Havre Atheltic Club are France’s oldest recorded football club, tracing their roots back to English residents in the port town forming an athletic and rugby club in 1872. A quixotic melange of football and rugby rules were employed before association rules were fully adopted in 1894, a year after Mulhouse albeit that side were in Germany in those days.
So when an old but only moderately successful club suddenly built a new all singing, all dancing 25,000 seater stadium for 80 million euros it would be rude not to check it out. We arrive in Le Havre conscious that the new arena is opposite the old stomping ground of HAC, the Stade Jules Deschaseaux. It’s still an impressive sight itself, all pre-cast concrete and wavy roofs cleverly set into a steep hill. It is also fortressed like a maximum security prison. Pleas to gain admittance into the crumbling relic fall on deaf ears and we have to content ourselves to the match ahead.
The Le Havre commune have a decreed a condition that the club must follow “commune week” once a year and charge the populace a minimal fee for entry for one game. Luckily for us it means we gain admittance to this stunning edifice for the princely investment of three euros. A wafer thin but gratis programme is secured and then we find our seats. To be fair the stunningly cheap ticket offer has not meant a full house, far from it. We estimate between 3,000 and 4,000 occupy an ocean of empty blue seats. It comes as as a shock to us all that after the game websites declare 9,112 are in attendance. Internally the ground is aesthetically pleasing, the single wave on the main stand confirming its superiority over the uniform stands around the rest of the stadium.
In the concourses prior to kick off the blue casing we long to see illuminated remains dim but casts an interesting hue around the internal skeleton of the stadium. The concourses are further enhanced with brightly coloured tiled walls.

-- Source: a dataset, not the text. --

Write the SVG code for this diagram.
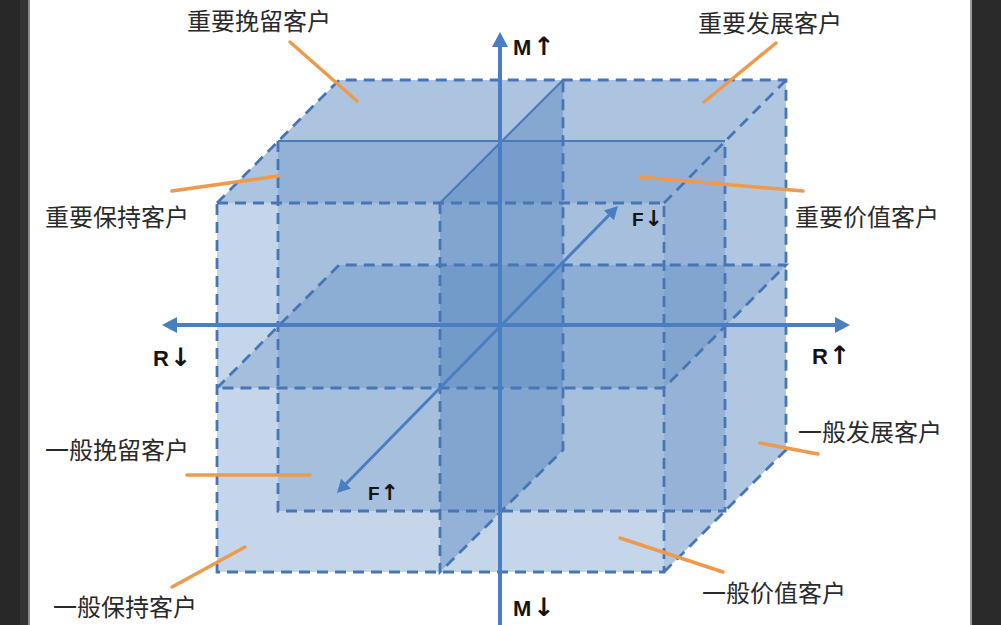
<svg xmlns="http://www.w3.org/2000/svg" width="1001" height="625" viewBox="0 0 1001 625">
<defs>
<style>
.face{fill:#4f81bd;stroke:none}
.dash{fill:none;stroke:#4676b5;stroke-width:2.8;stroke-dasharray:11 7}
.axis{stroke:#4a7ec2;stroke-width:4;fill:none}
.faxis{stroke:#4a7ec2;stroke-width:3;fill:none}
.lead{stroke:#ee9a4d;stroke-width:3.5;stroke-linecap:round;fill:none}
.lbl{font-family:"Noto Sans CJK SC","Noto Sans",sans-serif;font-size:24px;fill:#2a2a2a}
.ax{font-family:"Liberation Sans",Arial,sans-serif;font-weight:bold;font-size:22px;fill:#141414}
.arr{font-family:"DejaVu Sans",sans-serif;font-weight:bold;font-size:1.15em}
</style>
<marker id="ah" markerUnits="userSpaceOnUse" markerWidth="16" markerHeight="18" viewBox="0 -9 16 18" refX="0" refY="0" orient="auto-start-reverse">
<path d="M0,-8 L15,0 L0,8 z" fill="#4a7ec2"/>
</marker>
<marker id="ahs" markerUnits="userSpaceOnUse" markerWidth="14" markerHeight="16" viewBox="0 -8 14 16" refX="0" refY="0" orient="auto-start-reverse">
<path d="M0,-7 L13,0 L0,7 z" fill="#4a7ec2"/>
</marker>
</defs>
<rect x="0" y="0" width="1001" height="625" fill="#ffffff"/>
<rect x="0" y="0" width="28" height="625" fill="#282828"/>
<rect x="20" y="0" width="8" height="625" fill="#333333"/>
<rect x="28" y="0" width="2" height="625" fill="#8c8c8c"/>
<rect x="970" y="0" width="2" height="625" fill="#9a9a9a"/>
<rect x="972" y="0" width="29" height="625" fill="#2a2a2a"/>

<g id="cube">
<rect class="face" x="217" y="203" width="447" height="369" fill-opacity="0.32"/>
<polygon class="face" points="217,203 339,80 786,80 664,203" fill-opacity="0.47"/>
<polygon class="face" points="664,203 786,80 786,450 664,572" fill-opacity="0.45"/>
<rect class="face" x="278" y="141" width="447" height="370" fill-opacity="0.265"/>
<polygon class="face" points="217,388 339,265 786,265 664,388" fill-opacity="0.28"/>
<polygon class="face" points="440,203 563,80 563,450 440,572" fill-opacity="0.42"/>
</g>

<g id="edges">
<rect class="dash" x="217" y="203" width="447" height="369"/>
<polyline class="dash" points="217,203 339,80 786,80 786,450 664,572"/>
<line class="dash" x1="664" y1="203" x2="786" y2="80"/>
<line x1="278" y1="141" x2="725" y2="141" stroke="#4a7ab8" stroke-width="2"/>
<polyline class="dash" points="278,141 278,511 725,511 725,141"/>
<polygon class="dash" points="217,388 339,265 786,265 664,388"/>
<line x1="440" y1="203" x2="563" y2="80" stroke="#4a7ab8" stroke-width="2"/>
<polyline class="dash" points="440,203 440,572 563,450 563,80"/>
</g>

<g id="connectors">
<line class="axis" x1="500" y1="47" x2="500" y2="640" marker-start="url(#ah)"/>
<line class="axis" x1="177" y1="325" x2="835" y2="325" marker-start="url(#ah)" marker-end="url(#ah)"/>
<line class="faxis" x1="346.1" y1="483.7" x2="608.9" y2="215.3" marker-start="url(#ahs)" marker-end="url(#ahs)"/>
<line class="lead" x1="290" y1="42" x2="357" y2="101"/>
<line class="lead" x1="776" y1="43" x2="704" y2="102"/>
<line class="lead" x1="172" y1="191" x2="278" y2="176"/>
<line class="lead" x1="640" y1="177" x2="803" y2="191"/>
<line class="lead" x1="187" y1="475" x2="310" y2="475"/>
<line class="lead" x1="172" y1="587" x2="245" y2="547"/>
<line class="lead" x1="760" y1="443" x2="818" y2="454"/>
<line class="lead" x1="620" y1="538" x2="723" y2="572"/>
</g>

<g id="axis-labels">
<text class="ax" x="513" y="55">M<tspan class="arr" dx="2">↑</tspan></text>
<text class="ax" x="513" y="616">M<tspan class="arr" dx="2">↓</tspan></text>
<text class="ax" x="153" y="366">R<tspan class="arr" dx="1">↓</tspan></text>
<text class="ax" x="812" y="364">R<tspan class="arr" dx="1">↑</tspan></text>
<text class="ax" x="632" y="226" style="font-size:19px">F<tspan class="arr" dx="1">↓</tspan></text>
<text class="ax" x="368" y="500" style="font-size:19px">F<tspan class="arr" dx="1">↑</tspan></text>
</g>

<g id="label-zyw"><text class="lbl" x="187" y="30">重要挽留客户</text></g>
<g id="label-zyfz"><text class="lbl" x="698" y="32">重要发展客户</text></g>
<g id="label-zybc"><text class="lbl" x="45" y="226">重要保持客户</text></g>
<g id="label-zyjz"><text class="lbl" x="795" y="226">重要价值客户</text></g>
<g id="label-ybwl"><text class="lbl" x="45" y="459">一般挽留客户</text></g>
<g id="label-ybbc"><text class="lbl" x="53" y="616">一般保持客户</text></g>
<g id="label-ybfz"><text class="lbl" x="798" y="441">一般发展客户</text></g>
<g id="label-ybjz"><text class="lbl" x="702" y="602">一般价值客户</text></g>
</svg>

The game itself between two mid table sides flashes by, Yohann Riviere gives the home side the lead before halftime with a crisp shot, only for Vincent Gragnic to restore parity moments after the restart. Though both sides have ample opportunities to create a winning goal, profligate finishing, however, sees the spoils shared. The home players are unjustly booed off the pitch at the final whistle.
On departure the full majesty of the Stade Oceane becomes clear. The encircling blue exterior is alight with electricity and emits an ethereal electric blue glow, like a remake of Close Encounters of the Third Kind has chosen the harbour front at Le Havre as a film set. Full marks for the audaciousness of this new build and its undoubted beauty but one wonders what they will have to do to fill the stadium on a regular basis.

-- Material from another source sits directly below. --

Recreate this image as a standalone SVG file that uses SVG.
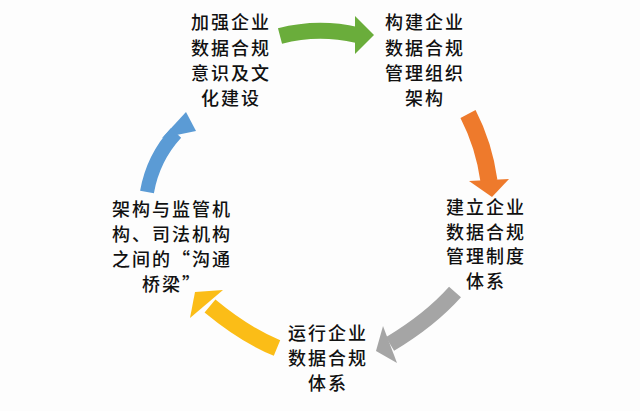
<svg xmlns="http://www.w3.org/2000/svg" width="640" height="411" viewBox="0 0 640 411">
<style>
text{font-family:"Noto Sans CJK SC",sans-serif;font-size:18px;fill:#111;text-anchor:middle;letter-spacing:2px;font-weight:500}
.s{fill:none}
</style>
<rect width="640" height="411" fill="#fdfdfd"/>
<g id="connectors">
<path class="s" d="M280,36 Q318,26 357,35" stroke="#6aad3b" stroke-width="16"/>
<polygon points="355,16 374,35 355,54" fill="#6aad3b"/>
<path class="s" d="M468,114 Q484,145 489,181" stroke="#ee7a2c" stroke-width="17"/>
<polygon points="469,181 509,179 492,197" fill="#ee7a2c"/>
<path class="s" d="M455,292 Q430,320 390,344" stroke="#a5a5a5" stroke-width="16"/>
<polygon points="383,326 397,363 376,351" fill="#a5a5a5"/>
<path class="s" d="M277,348 Q245,335 210,306" stroke="#fbbd17" stroke-width="17"/>
<polygon points="190,318 223,290 195,292" fill="#fbbd17"/>
<path class="s" d="M147,192 Q153,158 176,133" stroke="#5b9bd5" stroke-width="14"/>
<polygon points="162,138 196,131 186,112" fill="#5b9bd5"/>
</g>
<g id="n1"><text x="231" y="29">加强企业</text><text x="231" y="55">数据合规</text><text x="231" y="80">意识及文</text><text x="231" y="105">化建设</text></g>
<g id="n2"><text x="425" y="29">构建企业</text><text x="425" y="55">数据合规</text><text x="425" y="80">管理组织</text><text x="425" y="105">架构</text></g>
<g id="n3"><text x="486" y="214">建立企业</text><text x="486" y="239">数据合规</text><text x="486" y="263">管理制度</text><text x="486" y="288">体系</text></g>
<g id="n4"><text x="328" y="340">运行企业</text><text x="328" y="365">数据合规</text><text x="328" y="390">体系</text></g>
<g id="n5"><text x="172" y="216">架构与监管机</text><text x="172" y="241">构、司法机构</text><text x="172" y="266">之间的“沟通</text><text x="172" y="291">桥梁”</text></g>
</svg>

Havre Athletic Club (1)1 (Riviere 42) Nimes Olympique (0) 1 (Gragnic 48)
Attendance: 9,112
HAC:
1. Zacharre Boucher; 19. Benjamin Genton(c); 13. Cyriaque Louvion; 3. Benjamin Mendy; 10. Walid Mesloub; 5. Zargo Toure; 8. Distel Zola; 17. Alexandre Bonnet; 11. Yohann Riviere; 20. Geoffrey Malfleury; 22. Riyad Mahrez.

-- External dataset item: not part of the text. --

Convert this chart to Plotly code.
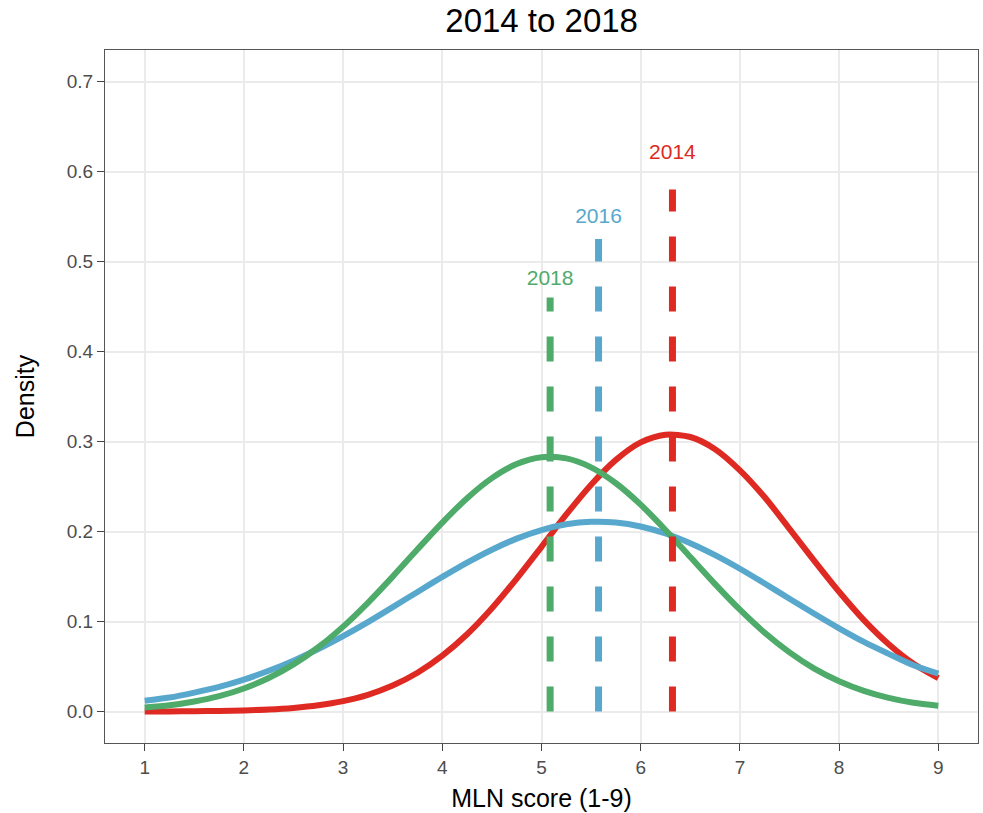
import plotly.graph_objects as go

# MLN score grid (1-9, quarter steps) and the density estimate of each survey year on it
score = [1.0, 1.25, 1.5, 1.75, 2.0, 2.25, 2.5, 2.75, 3.0, 3.25, 3.5, 3.75, 4.0, 4.25, 4.5, 4.75,
         5.0, 5.25, 5.5, 5.75, 6.0, 6.25, 6.5, 6.75, 7.0, 7.25, 7.5, 7.75, 8.0, 8.25, 8.5, 8.75, 9.0]
density_2014 = [0.0001, 0.0001, 0.0003, 0.0006, 0.0012, 0.0022, 0.0040, 0.0069, 0.0115, 0.0185,
                0.0288, 0.0430, 0.0620, 0.0858, 0.1147, 0.1477, 0.1830, 0.2189, 0.2520, 0.2796,
                0.2990, 0.3075, 0.3050, 0.2915, 0.2680, 0.2380, 0.2030, 0.1674, 0.1330, 0.1015,
                0.0747, 0.0530, 0.0370]
density_2016 = [0.0120, 0.0155, 0.0210, 0.0274, 0.0355, 0.0452, 0.0565, 0.0694, 0.0838, 0.0994,
                0.1160, 0.1328, 0.1495, 0.1654, 0.1798, 0.1921, 0.2016, 0.2080, 0.2108, 0.2100,
                0.2056, 0.1978, 0.1870, 0.1737, 0.1586, 0.1422, 0.1253, 0.1086, 0.0924, 0.0773,
                0.0640, 0.0513, 0.0420]
density_2018 = [0.0045, 0.0069, 0.0111, 0.0171, 0.0256, 0.0372, 0.0524, 0.0714, 0.0943, 0.1208,
                0.1499, 0.1802, 0.2099, 0.2370, 0.2593, 0.2749, 0.2824, 0.2812, 0.2713, 0.2536,
                0.2298, 0.2017, 0.1716, 0.1415, 0.1131, 0.0875, 0.0657, 0.0477, 0.0337, 0.0230,
                0.0152, 0.0097, 0.0065]

# Mean score per year, the height of its dashed marker and where its label sits
years = ["2014", "2016", "2018"]
mean_score = [6.32, 5.575, 5.087]
marker_top = [0.580, 0.525, 0.460]
label_y = [0.620, 0.549, 0.480]

colors = {"2014": "#DE2A22", "2016": "#58A8CD", "2018": "#4EAB6A"}
series = {"2014": density_2014, "2016": density_2016, "2018": density_2018}

FONT = "Liberation Sans, Arial, Helvetica, sans-serif"

fig = go.Figure()

for yr in years:
    fig.add_trace(go.Scatter(
        x=score, y=series[yr], mode="lines",
        line=dict(color=colors[yr], width=6, shape="spline", smoothing=0.8),
        showlegend=False, hoverinfo="skip",
    ))

for yr, m, top in zip(years, mean_score, marker_top):
    fig.add_trace(go.Scatter(
        x=[m, m], y=[0, top], mode="lines",
        line=dict(color=colors[yr], width=7, dash="25px,25px"),
        showlegend=False, hoverinfo="skip",
    ))

for yr, m, ly in zip(years, mean_score, label_y):
    fig.add_trace(go.Scatter(
        x=[m], y=[ly], mode="text", text=[yr],
        textfont=dict(color=colors[yr], size=21, family=FONT),
        textposition="middle center",
        showlegend=False, hoverinfo="skip",
    ))

axis_common = dict(
    showgrid=True, gridcolor="#EBEBEB", gridwidth=1.5,
    zeroline=False,
    showline=True, linecolor="#555555", linewidth=1.2, mirror=True,
    ticks="outside", ticklen=7, tickwidth=1.2, tickcolor="#444444",
    tickfont=dict(size=19, color="#4D4D4D", family=FONT),
)

fig.update_layout(
    width=983, height=813,
    margin=dict(l=105, r=5, t=50, b=70),
    paper_bgcolor="white", plot_bgcolor="white",
    title=dict(text="2014 to 2018", x=0.551, xanchor="center",
               y=1 - 20 / 813, yanchor="middle", yref="container",
               font=dict(size=33, color="black", family=FONT)),
    xaxis=dict(range=[0.6, 9.4], tickvals=list(range(1, 10)),
               title=dict(text="MLN score (1-9)", standoff=12,
                          font=dict(size=25, color="black", family=FONT)),
               **axis_common),
    yaxis=dict(range=[-0.035, 0.735], tickvals=[i / 10 for i in range(8)],
               tickformat=".1f",
               title=dict(text="Density", standoff=24,
                          font=dict(size=25, color="black", family=FONT)),
               **axis_common),
)

fig.write_html("out.html")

Subs: 9. Riad Zouri (for 22, 62 mins); 6. Julien Francois (for 10, 70 mins); 14. Bengali Koita (for 20, 70 mins); 16. Johnny Placide; 21. Maxime Le Marchand.
Nimes:
16. Cyrille Merville; 33. Salaheddine Sbai; 22. Aurelien Bauche; 18. Benoit Poulain (c); 29. Vincent Gragnac; 11. Mouritala Ogunbiyi; 13. Komlan Amewou; 27. Pierre Bouby; 19. Moussa Sidibe; 12. Seydou Kone; 10. Nicolas Benezet.
Subs: 7. Matthieu Robail (for 11, 85 mins); 9. Romain Thibault (12, 90 mins); 1. Haidar Al-Shaibani; 4. Sebastien Piocelle; 21. Yassine Haddou.